-- Begin --
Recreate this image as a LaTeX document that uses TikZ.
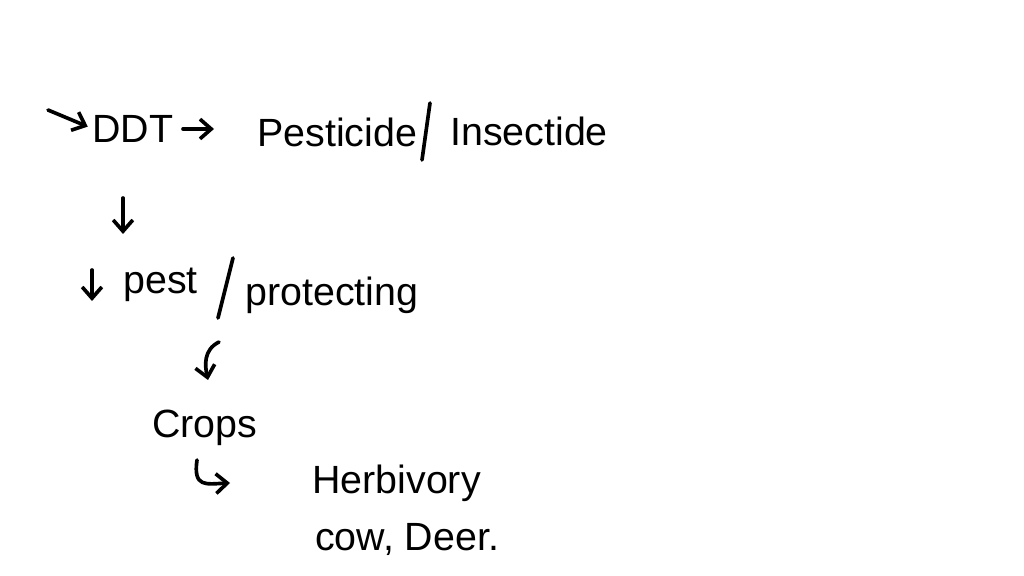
\documentclass[tikz,border=0pt]{standalone}
\usepackage{fontspec}
\setmainfont{Liberation Sans}
\usetikzlibrary{arrows.meta}

\tikzset{
  note/.style={anchor=base west,inner sep=0pt,font=\fontsize{28}{32}\selectfont},
  pen/.style={line width=2.6pt,line cap=round,line join=round},
  arr/.style={pen,-{Straight Barb[length=8pt,width=14pt,line width=2.6pt]}}
}

\begin{document}
\begin{tikzpicture}[x=0.025cm,y=-0.025cm]
\useasboundingbox (0,0) rectangle (1024,576);

% first line
\node[note] (ddt) at (92,143) {DDT};
\node[note] (pesticide) at (257,147) {Pesticide};
\node[note] (insectide) at (450,146) {Insectide};
\coordinate (s0) at (48,110);
\coordinate (s1) at (183,129);
\coordinate (s2) at (214,129);
\draw[arr] (s0) -- ([xshift=-3pt,yshift=2pt]ddt.west);
\draw[arr] (s1) -- (s2);
\draw[pen] (430,103) -- (422,160);

% second line
\coordinate (d0) at (123,198);
\coordinate (d1) at (123,234);
\draw[arr] (d0) -- (d1);
\node[note] (pest) at (123,294) {pest};
\node[note] (protecting) at (245,306) {protecting};
\coordinate (p0) at (92,270);
\coordinate (p1) at (92,301);
\draw[arr] (p0) -- (p1);
\draw[pen] (233,258) -- (218,318);

% crops
\node[note] (crops) at (152,437) {Crops};
\coordinate (c0) at (219,342);
\coordinate (c1) at (208,380);
\draw[arr] (c0) .. controls (203,350) and (205,366) .. (c1);

% herbivory
\node[note] (herb) at (312,493) {Herbivory};
\node[note] (cow) at (315,550) {cow, Deer.};
\coordinate (h0) at (197,460);
\coordinate (h1) at (230,483);
\draw[arr] (h0) .. controls (193,488) and (206,484) .. (h1);

\end{tikzpicture}
\end{document}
-- End --
# [Instruction]
Reproduce the material word for word, minus the images.

# [The answer]
Recreate this image as a LaTeX document that uses TikZ.
\documentclass[tikz,border=0pt]{standalone}
\usepackage{fontspec}
\setmainfont{Liberation Sans}
\usetikzlibrary{arrows.meta}

\tikzset{
  note/.style={anchor=base west,inner sep=0pt,font=\fontsize{28}{32}\selectfont},
  pen/.style={line width=2.6pt,line cap=round,line join=round},
  arr/.style={pen,-{Straight Barb[length=8pt,width=14pt,line width=2.6pt]}}
}

\begin{document}
\begin{tikzpicture}[x=0.025cm,y=-0.025cm]
\useasboundingbox (0,0) rectangle (1024,576);

% first line
\node[note] (ddt) at (92,143) {DDT};
\node[note] (pesticide) at (257,147) {Pesticide};
\node[note] (insectide) at (450,146) {Insectide};
\coordinate (s0) at (48,110);
\coordinate (s1) at (183,129);
\coordinate (s2) at (214,129);
\draw[arr] (s0) -- ([xshift=-3pt,yshift=2pt]ddt.west);
\draw[arr] (s1) -- (s2);
\draw[pen] (430,103) -- (422,160);

% second line
\coordinate (d0) at (123,198);
\coordinate (d1) at (123,234);
\draw[arr] (d0) -- (d1);
\node[note] (pest) at (123,294) {pest};
\node[note] (protecting) at (245,306) {protecting};
\coordinate (p0) at (92,270);
\coordinate (p1) at (92,301);
\draw[arr] (p0) -- (p1);
\draw[pen] (233,258) -- (218,318);

% crops
\node[note] (crops) at (152,437) {Crops};
\coordinate (c0) at (219,342);
\coordinate (c1) at (208,380);
\draw[arr] (c0) .. controls (203,350) and (205,366) .. (c1);

% herbivory
\node[note] (herb) at (312,493) {Herbivory};
\node[note] (cow) at (315,550) {cow, Deer.};
\coordinate (h0) at (197,460);
\coordinate (h1) at (230,483);
\draw[arr] (h0) .. controls (193,488) and (206,484) .. (h1);

\end{tikzpicture}
\end{document}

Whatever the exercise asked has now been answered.